--- TASK INSTRUCTIONS ---
Repeat, exactly and completely, the material that follows. Omit the pictures.

------ GIVEN INFORMATION

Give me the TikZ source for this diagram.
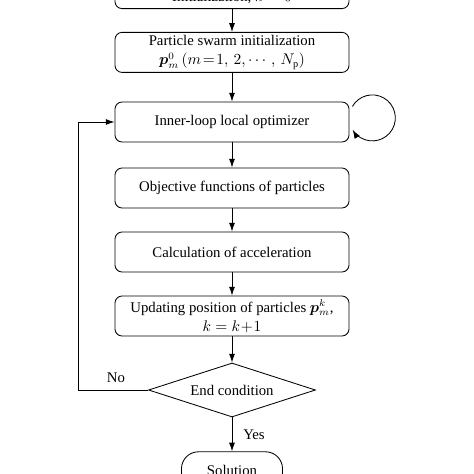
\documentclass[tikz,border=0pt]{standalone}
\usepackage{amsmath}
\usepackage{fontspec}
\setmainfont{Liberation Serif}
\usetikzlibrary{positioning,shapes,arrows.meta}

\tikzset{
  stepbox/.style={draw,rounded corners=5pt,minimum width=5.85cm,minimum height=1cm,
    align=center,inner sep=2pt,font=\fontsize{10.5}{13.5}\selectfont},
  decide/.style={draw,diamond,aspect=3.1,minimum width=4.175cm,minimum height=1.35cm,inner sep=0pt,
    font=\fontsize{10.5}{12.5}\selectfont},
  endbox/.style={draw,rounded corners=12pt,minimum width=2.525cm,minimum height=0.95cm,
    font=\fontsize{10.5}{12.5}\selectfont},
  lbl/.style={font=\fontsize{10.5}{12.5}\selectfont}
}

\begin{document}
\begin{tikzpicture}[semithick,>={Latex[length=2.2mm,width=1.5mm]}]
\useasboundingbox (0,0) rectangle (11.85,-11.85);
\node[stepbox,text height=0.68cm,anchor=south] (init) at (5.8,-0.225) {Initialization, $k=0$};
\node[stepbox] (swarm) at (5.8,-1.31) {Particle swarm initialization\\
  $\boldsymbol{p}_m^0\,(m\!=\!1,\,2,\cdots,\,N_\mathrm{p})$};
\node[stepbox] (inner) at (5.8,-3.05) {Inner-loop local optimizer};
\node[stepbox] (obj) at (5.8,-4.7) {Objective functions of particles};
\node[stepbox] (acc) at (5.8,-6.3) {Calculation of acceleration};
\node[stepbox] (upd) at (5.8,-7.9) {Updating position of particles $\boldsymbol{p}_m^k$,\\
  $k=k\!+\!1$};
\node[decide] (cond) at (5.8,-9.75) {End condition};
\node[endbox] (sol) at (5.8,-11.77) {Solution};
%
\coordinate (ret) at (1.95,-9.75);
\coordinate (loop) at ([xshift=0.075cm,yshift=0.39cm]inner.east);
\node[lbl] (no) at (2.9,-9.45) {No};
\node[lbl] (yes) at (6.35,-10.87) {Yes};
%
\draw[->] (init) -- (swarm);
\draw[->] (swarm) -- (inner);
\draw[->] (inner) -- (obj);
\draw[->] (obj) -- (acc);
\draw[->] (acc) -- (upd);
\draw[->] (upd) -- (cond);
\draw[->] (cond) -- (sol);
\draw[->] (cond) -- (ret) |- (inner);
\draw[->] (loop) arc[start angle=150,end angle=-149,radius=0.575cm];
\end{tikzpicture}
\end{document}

------------

--- REPLY TO THE TASK ---
Give me the TikZ source for this diagram.
\documentclass[tikz,border=0pt]{standalone}
\usepackage{amsmath}
\usepackage{fontspec}
\setmainfont{Liberation Serif}
\usetikzlibrary{positioning,shapes,arrows.meta}

\tikzset{
  stepbox/.style={draw,rounded corners=5pt,minimum width=5.85cm,minimum height=1cm,
    align=center,inner sep=2pt,font=\fontsize{10.5}{13.5}\selectfont},
  decide/.style={draw,diamond,aspect=3.1,minimum width=4.175cm,minimum height=1.35cm,inner sep=0pt,
    font=\fontsize{10.5}{12.5}\selectfont},
  endbox/.style={draw,rounded corners=12pt,minimum width=2.525cm,minimum height=0.95cm,
    font=\fontsize{10.5}{12.5}\selectfont},
  lbl/.style={font=\fontsize{10.5}{12.5}\selectfont}
}

\begin{document}
\begin{tikzpicture}[semithick,>={Latex[length=2.2mm,width=1.5mm]}]
\useasboundingbox (0,0) rectangle (11.85,-11.85);
\node[stepbox,text height=0.68cm,anchor=south] (init) at (5.8,-0.225) {Initialization, $k=0$};
\node[stepbox] (swarm) at (5.8,-1.31) {Particle swarm initialization\\
  $\boldsymbol{p}_m^0\,(m\!=\!1,\,2,\cdots,\,N_\mathrm{p})$};
\node[stepbox] (inner) at (5.8,-3.05) {Inner-loop local optimizer};
\node[stepbox] (obj) at (5.8,-4.7) {Objective functions of particles};
\node[stepbox] (acc) at (5.8,-6.3) {Calculation of acceleration};
\node[stepbox] (upd) at (5.8,-7.9) {Updating position of particles $\boldsymbol{p}_m^k$,\\
  $k=k\!+\!1$};
\node[decide] (cond) at (5.8,-9.75) {End condition};
\node[endbox] (sol) at (5.8,-11.77) {Solution};
%
\coordinate (ret) at (1.95,-9.75);
\coordinate (loop) at ([xshift=0.075cm,yshift=0.39cm]inner.east);
\node[lbl] (no) at (2.9,-9.45) {No};
\node[lbl] (yes) at (6.35,-10.87) {Yes};
%
\draw[->] (init) -- (swarm);
\draw[->] (swarm) -- (inner);
\draw[->] (inner) -- (obj);
\draw[->] (obj) -- (acc);
\draw[->] (acc) -- (upd);
\draw[->] (upd) -- (cond);
\draw[->] (cond) -- (sol);
\draw[->] (cond) -- (ret) |- (inner);
\draw[->] (loop) arc[start angle=150,end angle=-149,radius=0.575cm];
\end{tikzpicture}
\end{document}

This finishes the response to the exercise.